## Begin Extracted material

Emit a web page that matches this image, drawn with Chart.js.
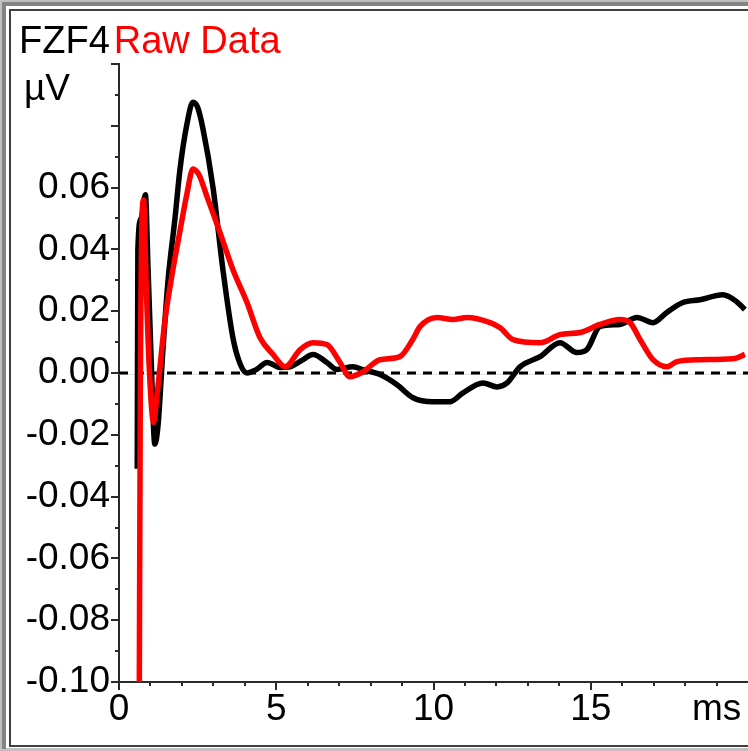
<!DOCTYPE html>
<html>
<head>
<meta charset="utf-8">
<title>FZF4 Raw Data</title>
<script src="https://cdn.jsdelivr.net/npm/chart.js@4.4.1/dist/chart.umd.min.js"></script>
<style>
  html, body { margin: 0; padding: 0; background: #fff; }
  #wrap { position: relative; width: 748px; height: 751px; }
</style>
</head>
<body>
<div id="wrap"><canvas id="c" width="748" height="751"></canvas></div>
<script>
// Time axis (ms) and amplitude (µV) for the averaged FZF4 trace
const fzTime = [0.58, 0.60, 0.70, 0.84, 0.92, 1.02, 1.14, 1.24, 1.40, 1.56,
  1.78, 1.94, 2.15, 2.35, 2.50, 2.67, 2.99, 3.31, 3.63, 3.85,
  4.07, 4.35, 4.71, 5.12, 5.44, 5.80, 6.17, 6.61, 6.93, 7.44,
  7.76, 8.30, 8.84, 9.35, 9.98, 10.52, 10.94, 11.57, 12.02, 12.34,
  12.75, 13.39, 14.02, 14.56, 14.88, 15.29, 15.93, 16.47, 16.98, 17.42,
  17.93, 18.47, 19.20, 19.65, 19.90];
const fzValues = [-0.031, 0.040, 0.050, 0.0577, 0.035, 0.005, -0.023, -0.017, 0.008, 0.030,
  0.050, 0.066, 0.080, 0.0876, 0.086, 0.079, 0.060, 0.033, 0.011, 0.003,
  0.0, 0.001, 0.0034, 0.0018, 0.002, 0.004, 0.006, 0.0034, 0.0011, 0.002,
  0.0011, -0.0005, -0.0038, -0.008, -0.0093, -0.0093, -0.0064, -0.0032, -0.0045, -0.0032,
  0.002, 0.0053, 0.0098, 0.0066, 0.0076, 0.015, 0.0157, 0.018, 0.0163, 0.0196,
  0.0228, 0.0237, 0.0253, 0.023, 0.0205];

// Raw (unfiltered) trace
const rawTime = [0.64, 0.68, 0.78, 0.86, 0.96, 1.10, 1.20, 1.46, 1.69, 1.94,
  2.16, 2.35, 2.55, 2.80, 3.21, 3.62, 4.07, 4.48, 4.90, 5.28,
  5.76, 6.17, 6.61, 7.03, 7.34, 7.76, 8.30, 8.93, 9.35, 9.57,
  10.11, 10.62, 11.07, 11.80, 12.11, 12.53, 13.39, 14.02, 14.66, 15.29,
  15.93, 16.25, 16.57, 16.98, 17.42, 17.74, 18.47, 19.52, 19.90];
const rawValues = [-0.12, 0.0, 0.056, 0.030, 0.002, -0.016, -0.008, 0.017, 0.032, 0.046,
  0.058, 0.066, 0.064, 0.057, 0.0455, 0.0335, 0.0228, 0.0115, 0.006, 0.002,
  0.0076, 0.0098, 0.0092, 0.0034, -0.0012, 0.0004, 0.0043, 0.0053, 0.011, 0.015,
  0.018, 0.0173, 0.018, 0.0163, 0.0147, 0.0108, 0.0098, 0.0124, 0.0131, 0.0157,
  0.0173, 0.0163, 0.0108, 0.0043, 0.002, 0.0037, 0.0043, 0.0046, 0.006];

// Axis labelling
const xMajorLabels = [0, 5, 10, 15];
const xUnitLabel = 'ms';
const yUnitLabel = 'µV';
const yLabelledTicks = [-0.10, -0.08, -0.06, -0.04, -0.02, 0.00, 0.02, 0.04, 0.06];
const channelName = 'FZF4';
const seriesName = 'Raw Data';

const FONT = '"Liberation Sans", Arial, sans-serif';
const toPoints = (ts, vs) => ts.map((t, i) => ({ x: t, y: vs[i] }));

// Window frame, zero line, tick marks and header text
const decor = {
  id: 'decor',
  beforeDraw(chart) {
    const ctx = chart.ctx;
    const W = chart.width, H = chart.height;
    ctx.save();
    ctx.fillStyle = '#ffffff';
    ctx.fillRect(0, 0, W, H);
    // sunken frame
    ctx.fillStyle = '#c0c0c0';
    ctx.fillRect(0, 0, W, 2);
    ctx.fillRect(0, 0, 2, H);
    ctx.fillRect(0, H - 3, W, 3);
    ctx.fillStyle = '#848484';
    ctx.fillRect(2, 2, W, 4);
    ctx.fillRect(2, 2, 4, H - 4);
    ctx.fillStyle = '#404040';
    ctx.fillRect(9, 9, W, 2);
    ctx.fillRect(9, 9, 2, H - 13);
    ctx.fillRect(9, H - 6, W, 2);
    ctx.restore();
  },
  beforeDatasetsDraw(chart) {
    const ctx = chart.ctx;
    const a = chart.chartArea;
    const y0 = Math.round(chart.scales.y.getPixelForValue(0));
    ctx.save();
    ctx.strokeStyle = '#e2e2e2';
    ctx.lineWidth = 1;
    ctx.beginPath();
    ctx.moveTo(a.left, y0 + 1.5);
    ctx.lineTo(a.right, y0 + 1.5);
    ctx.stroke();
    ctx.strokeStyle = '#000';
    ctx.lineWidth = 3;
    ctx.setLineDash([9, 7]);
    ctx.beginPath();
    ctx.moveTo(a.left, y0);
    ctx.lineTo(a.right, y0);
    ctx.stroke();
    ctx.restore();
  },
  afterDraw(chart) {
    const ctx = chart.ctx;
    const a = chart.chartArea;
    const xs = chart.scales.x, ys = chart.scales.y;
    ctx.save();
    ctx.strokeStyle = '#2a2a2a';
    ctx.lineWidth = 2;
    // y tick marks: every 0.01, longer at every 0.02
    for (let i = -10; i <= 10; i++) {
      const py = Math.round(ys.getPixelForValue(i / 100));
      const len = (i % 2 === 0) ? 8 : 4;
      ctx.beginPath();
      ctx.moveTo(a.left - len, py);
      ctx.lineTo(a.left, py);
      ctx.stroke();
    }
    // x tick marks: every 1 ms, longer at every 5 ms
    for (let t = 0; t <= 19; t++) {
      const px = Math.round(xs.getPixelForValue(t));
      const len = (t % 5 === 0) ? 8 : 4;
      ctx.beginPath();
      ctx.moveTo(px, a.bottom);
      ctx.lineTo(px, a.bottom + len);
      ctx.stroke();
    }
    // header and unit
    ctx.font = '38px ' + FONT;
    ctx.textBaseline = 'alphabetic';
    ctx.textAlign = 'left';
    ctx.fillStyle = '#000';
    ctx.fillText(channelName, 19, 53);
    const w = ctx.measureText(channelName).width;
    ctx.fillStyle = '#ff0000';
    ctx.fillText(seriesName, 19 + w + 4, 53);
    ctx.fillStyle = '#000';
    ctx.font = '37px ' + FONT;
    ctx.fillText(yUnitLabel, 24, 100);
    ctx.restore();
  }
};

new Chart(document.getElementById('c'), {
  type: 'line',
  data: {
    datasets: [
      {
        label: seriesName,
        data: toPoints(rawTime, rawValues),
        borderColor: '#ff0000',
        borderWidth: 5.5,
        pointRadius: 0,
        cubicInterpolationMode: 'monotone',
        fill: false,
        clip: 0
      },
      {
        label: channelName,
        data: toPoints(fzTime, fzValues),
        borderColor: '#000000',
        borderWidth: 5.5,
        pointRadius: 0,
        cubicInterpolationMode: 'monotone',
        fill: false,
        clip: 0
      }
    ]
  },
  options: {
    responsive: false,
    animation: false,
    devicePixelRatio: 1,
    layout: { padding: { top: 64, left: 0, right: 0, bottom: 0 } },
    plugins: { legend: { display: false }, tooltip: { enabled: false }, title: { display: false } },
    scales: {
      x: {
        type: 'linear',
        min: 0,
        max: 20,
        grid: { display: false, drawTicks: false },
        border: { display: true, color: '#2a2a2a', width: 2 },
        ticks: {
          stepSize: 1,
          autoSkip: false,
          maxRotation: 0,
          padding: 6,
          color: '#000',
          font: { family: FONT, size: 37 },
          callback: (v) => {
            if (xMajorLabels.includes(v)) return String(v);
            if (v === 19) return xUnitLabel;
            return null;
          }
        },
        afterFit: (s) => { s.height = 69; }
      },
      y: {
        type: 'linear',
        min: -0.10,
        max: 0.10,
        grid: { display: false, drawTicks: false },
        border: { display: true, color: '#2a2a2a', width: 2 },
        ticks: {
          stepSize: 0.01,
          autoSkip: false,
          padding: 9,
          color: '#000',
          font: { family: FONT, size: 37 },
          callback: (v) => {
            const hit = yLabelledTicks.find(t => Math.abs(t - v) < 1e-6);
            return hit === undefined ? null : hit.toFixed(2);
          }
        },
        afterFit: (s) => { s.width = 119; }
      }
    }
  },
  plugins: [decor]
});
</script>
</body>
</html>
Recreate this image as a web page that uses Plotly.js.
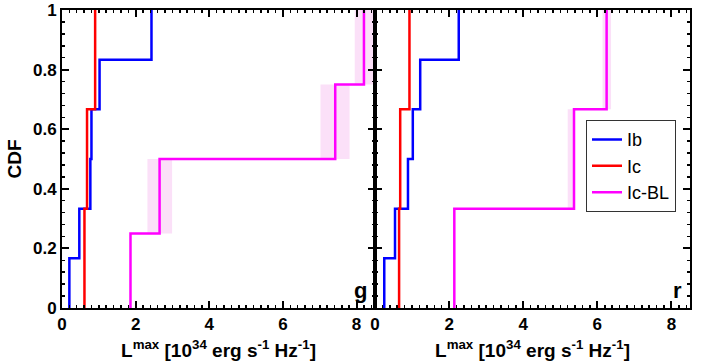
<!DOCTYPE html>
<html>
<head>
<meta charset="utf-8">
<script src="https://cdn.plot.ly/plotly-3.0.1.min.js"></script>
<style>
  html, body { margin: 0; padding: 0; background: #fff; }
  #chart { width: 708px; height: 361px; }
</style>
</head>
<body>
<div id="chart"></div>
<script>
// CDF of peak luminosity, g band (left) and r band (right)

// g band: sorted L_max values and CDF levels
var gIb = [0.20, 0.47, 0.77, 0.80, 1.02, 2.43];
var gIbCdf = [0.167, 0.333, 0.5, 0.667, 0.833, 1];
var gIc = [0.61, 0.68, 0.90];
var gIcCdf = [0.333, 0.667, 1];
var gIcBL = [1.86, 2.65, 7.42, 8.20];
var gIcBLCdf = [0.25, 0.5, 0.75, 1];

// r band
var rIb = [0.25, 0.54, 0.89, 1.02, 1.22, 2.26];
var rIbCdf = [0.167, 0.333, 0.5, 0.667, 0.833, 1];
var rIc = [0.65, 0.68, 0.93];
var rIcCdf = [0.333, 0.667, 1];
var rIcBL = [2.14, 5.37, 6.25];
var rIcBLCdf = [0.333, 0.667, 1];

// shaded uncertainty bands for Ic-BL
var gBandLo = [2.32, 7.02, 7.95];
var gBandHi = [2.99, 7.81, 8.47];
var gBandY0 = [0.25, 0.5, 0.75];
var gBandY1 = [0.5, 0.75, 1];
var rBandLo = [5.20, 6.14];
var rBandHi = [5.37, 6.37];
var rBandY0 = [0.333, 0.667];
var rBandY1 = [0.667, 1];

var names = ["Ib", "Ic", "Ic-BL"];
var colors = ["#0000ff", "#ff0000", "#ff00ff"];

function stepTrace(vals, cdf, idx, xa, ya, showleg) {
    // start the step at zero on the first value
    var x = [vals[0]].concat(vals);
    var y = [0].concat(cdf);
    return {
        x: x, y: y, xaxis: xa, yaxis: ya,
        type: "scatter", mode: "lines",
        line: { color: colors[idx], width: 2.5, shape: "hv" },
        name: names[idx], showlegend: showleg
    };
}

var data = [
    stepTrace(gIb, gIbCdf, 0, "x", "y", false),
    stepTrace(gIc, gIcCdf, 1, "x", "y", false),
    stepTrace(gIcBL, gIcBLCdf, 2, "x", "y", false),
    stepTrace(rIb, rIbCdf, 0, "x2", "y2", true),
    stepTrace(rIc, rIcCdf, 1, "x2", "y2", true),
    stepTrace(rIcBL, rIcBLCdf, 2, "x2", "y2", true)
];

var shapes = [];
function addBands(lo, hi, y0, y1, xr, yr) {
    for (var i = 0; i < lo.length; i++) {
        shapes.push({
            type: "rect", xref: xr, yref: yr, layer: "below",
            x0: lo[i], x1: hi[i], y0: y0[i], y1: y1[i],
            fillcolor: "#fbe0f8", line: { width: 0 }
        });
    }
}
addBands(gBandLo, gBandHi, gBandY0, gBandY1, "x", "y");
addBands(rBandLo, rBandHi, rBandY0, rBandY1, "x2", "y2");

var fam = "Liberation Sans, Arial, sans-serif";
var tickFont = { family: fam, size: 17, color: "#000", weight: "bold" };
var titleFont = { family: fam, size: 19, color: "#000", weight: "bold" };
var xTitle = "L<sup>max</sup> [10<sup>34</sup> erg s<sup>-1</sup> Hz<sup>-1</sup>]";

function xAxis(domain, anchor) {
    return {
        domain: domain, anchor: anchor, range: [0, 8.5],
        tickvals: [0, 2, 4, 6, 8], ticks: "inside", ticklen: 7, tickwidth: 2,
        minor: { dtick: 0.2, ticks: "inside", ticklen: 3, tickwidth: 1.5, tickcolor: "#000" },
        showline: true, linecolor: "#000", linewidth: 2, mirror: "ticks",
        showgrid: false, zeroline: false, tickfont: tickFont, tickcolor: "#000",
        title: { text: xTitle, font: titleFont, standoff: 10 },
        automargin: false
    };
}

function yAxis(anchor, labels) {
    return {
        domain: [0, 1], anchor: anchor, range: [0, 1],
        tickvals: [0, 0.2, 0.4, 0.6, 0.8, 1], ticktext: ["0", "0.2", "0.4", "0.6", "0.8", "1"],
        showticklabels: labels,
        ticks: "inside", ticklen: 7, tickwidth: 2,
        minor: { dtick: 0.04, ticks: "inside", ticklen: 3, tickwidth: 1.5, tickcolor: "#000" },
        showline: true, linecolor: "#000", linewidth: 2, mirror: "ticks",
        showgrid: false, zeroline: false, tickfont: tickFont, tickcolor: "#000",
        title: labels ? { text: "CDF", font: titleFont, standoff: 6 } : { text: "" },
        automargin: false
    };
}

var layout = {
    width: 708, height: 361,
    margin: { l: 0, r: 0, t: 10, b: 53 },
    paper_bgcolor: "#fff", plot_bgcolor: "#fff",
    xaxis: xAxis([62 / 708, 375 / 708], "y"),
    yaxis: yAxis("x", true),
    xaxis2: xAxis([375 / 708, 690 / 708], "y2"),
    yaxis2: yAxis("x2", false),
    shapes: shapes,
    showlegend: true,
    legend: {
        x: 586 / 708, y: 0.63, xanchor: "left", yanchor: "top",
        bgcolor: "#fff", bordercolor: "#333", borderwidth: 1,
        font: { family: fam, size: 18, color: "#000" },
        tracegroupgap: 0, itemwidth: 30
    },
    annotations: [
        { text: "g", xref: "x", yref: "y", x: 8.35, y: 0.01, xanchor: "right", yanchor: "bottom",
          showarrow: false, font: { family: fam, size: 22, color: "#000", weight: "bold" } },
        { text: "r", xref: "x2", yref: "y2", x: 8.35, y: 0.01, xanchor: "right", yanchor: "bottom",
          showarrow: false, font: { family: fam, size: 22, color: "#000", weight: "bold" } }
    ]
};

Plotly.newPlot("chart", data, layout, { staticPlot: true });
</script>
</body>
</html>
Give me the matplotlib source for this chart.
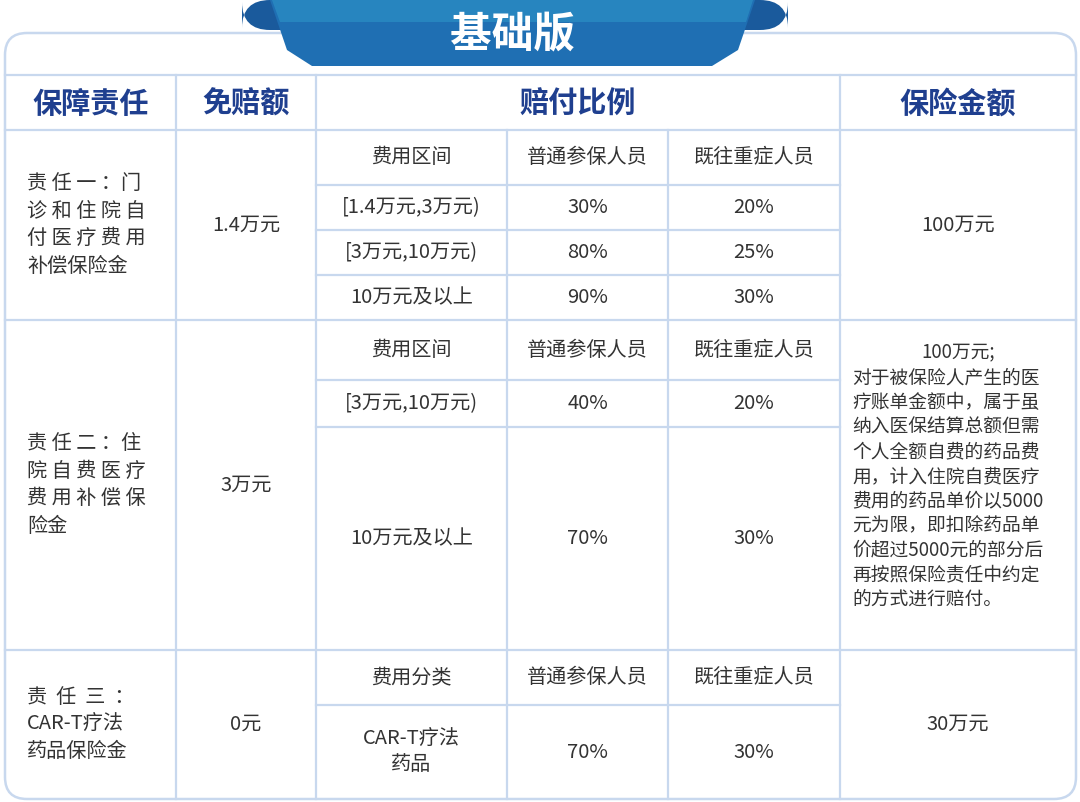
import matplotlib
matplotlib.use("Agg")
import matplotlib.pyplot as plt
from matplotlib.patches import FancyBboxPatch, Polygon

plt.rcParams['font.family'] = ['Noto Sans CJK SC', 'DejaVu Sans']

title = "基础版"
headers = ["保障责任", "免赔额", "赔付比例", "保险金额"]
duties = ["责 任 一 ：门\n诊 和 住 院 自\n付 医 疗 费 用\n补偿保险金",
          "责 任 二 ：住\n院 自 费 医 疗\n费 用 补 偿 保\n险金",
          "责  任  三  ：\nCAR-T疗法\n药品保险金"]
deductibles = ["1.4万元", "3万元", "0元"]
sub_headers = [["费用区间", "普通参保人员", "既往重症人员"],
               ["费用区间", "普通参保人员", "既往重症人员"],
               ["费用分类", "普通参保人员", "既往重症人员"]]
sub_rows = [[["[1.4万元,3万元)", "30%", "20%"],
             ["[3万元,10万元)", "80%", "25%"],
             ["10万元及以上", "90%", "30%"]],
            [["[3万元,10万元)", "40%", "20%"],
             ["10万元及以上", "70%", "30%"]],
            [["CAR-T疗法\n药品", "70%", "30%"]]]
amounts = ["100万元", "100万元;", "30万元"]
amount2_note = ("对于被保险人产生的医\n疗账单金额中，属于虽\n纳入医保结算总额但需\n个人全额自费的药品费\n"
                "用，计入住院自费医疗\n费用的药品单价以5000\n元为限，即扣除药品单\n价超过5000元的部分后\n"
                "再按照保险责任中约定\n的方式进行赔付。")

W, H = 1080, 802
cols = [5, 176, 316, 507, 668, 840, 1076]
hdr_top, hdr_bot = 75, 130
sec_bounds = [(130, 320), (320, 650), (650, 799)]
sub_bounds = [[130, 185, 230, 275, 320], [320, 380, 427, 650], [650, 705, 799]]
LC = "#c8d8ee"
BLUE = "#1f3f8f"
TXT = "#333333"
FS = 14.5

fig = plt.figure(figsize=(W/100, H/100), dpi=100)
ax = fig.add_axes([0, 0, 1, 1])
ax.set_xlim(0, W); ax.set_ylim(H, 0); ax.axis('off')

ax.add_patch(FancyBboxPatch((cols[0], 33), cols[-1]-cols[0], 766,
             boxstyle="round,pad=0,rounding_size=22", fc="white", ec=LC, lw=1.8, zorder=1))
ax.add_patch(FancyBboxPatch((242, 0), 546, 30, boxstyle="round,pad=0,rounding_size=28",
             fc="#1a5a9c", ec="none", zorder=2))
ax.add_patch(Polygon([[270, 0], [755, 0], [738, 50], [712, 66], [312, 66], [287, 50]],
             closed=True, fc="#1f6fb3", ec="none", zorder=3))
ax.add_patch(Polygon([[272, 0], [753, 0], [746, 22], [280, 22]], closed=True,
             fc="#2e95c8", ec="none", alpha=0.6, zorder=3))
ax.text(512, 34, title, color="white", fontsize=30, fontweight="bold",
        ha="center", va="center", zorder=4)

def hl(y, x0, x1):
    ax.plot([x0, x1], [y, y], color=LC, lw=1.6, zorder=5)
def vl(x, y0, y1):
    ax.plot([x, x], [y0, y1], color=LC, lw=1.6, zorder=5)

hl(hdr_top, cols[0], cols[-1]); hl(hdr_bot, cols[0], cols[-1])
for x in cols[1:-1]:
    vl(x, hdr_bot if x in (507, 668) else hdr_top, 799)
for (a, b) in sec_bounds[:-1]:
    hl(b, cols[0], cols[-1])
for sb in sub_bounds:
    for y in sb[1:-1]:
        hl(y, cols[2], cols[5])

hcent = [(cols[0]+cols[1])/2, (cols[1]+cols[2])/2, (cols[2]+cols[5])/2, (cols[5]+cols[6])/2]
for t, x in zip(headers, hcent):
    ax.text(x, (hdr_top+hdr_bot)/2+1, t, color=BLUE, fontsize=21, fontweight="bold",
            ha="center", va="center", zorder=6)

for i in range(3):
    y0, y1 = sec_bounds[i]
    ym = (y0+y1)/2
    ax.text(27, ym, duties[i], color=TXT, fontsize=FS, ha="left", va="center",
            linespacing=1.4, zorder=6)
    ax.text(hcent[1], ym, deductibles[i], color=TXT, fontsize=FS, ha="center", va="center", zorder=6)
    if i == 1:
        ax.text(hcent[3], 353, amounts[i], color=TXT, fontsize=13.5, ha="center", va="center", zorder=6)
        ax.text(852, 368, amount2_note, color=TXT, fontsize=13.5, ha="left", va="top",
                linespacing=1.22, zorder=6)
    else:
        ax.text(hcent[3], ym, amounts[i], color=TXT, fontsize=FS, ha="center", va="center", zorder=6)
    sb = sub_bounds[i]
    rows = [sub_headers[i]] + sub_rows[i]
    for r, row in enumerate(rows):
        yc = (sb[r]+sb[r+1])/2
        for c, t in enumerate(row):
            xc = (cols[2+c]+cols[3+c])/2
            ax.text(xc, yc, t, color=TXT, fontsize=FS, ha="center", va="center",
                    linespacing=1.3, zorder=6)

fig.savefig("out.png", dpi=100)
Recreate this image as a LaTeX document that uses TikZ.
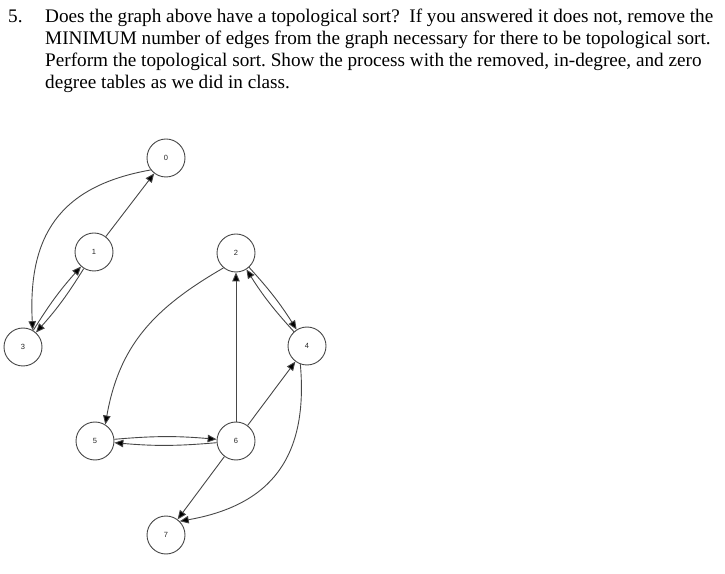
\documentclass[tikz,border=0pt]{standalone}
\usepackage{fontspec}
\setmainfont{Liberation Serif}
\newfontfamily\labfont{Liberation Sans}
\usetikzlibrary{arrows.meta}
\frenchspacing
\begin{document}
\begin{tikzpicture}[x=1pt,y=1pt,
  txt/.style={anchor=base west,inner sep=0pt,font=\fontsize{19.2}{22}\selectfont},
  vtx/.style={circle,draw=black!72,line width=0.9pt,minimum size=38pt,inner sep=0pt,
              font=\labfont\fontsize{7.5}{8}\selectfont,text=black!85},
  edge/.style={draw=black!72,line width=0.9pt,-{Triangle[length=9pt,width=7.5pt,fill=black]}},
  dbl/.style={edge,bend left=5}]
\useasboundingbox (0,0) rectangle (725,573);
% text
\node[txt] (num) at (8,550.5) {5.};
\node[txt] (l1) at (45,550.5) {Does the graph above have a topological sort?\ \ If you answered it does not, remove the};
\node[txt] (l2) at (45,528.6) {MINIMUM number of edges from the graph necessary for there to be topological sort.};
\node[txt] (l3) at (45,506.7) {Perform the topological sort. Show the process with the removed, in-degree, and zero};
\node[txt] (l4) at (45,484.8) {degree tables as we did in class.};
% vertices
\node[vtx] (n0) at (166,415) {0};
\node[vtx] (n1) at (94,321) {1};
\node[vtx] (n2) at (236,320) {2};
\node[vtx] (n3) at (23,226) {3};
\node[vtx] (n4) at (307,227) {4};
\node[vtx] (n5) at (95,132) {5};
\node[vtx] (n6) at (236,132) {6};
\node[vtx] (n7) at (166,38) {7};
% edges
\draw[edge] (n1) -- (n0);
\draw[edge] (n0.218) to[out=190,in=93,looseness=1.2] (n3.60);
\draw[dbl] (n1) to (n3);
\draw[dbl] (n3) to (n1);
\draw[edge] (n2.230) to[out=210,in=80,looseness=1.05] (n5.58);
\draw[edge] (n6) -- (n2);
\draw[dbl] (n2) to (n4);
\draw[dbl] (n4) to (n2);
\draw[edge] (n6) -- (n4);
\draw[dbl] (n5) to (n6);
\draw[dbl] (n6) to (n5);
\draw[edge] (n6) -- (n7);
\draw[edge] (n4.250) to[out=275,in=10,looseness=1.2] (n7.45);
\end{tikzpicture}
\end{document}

## End Extracted material

Directions for this task:
Without the pictures, repeat the entries above line by line, from the first through the one that contains "0.0043, 0.0046, 0.006];", both ends included.

Final result:
Emit a web page that matches this image, drawn with Chart.js.
<!DOCTYPE html>
<html>
<head>
<meta charset="utf-8">
<title>FZF4 Raw Data</title>
<script src="https://cdn.jsdelivr.net/npm/chart.js@4.4.1/dist/chart.umd.min.js"></script>
<style>
  html, body { margin: 0; padding: 0; background: #fff; }
  #wrap { position: relative; width: 748px; height: 751px; }
</style>
</head>
<body>
<div id="wrap"><canvas id="c" width="748" height="751"></canvas></div>
<script>
// Time axis (ms) and amplitude (µV) for the averaged FZF4 trace
const fzTime = [0.58, 0.60, 0.70, 0.84, 0.92, 1.02, 1.14, 1.24, 1.40, 1.56,
  1.78, 1.94, 2.15, 2.35, 2.50, 2.67, 2.99, 3.31, 3.63, 3.85,
  4.07, 4.35, 4.71, 5.12, 5.44, 5.80, 6.17, 6.61, 6.93, 7.44,
  7.76, 8.30, 8.84, 9.35, 9.98, 10.52, 10.94, 11.57, 12.02, 12.34,
  12.75, 13.39, 14.02, 14.56, 14.88, 15.29, 15.93, 16.47, 16.98, 17.42,
  17.93, 18.47, 19.20, 19.65, 19.90];
const fzValues = [-0.031, 0.040, 0.050, 0.0577, 0.035, 0.005, -0.023, -0.017, 0.008, 0.030,
  0.050, 0.066, 0.080, 0.0876, 0.086, 0.079, 0.060, 0.033, 0.011, 0.003,
  0.0, 0.001, 0.0034, 0.0018, 0.002, 0.004, 0.006, 0.0034, 0.0011, 0.002,
  0.0011, -0.0005, -0.0038, -0.008, -0.0093, -0.0093, -0.0064, -0.0032, -0.0045, -0.0032,
  0.002, 0.0053, 0.0098, 0.0066, 0.0076, 0.015, 0.0157, 0.018, 0.0163, 0.0196,
  0.0228, 0.0237, 0.0253, 0.023, 0.0205];

// Raw (unfiltered) trace
const rawTime = [0.64, 0.68, 0.78, 0.86, 0.96, 1.10, 1.20, 1.46, 1.69, 1.94,
  2.16, 2.35, 2.55, 2.80, 3.21, 3.62, 4.07, 4.48, 4.90, 5.28,
  5.76, 6.17, 6.61, 7.03, 7.34, 7.76, 8.30, 8.93, 9.35, 9.57,
  10.11, 10.62, 11.07, 11.80, 12.11, 12.53, 13.39, 14.02, 14.66, 15.29,
  15.93, 16.25, 16.57, 16.98, 17.42, 17.74, 18.47, 19.52, 19.90];
const rawValues = [-0.12, 0.0, 0.056, 0.030, 0.002, -0.016, -0.008, 0.017, 0.032, 0.046,
  0.058, 0.066, 0.064, 0.057, 0.0455, 0.0335, 0.0228, 0.0115, 0.006, 0.002,
  0.0076, 0.0098, 0.0092, 0.0034, -0.0012, 0.0004, 0.0043, 0.0053, 0.011, 0.015,
  0.018, 0.0173, 0.018, 0.0163, 0.0147, 0.0108, 0.0098, 0.0124, 0.0131, 0.0157,
  0.0173, 0.0163, 0.0108, 0.0043, 0.002, 0.0037, 0.0043, 0.0046, 0.006];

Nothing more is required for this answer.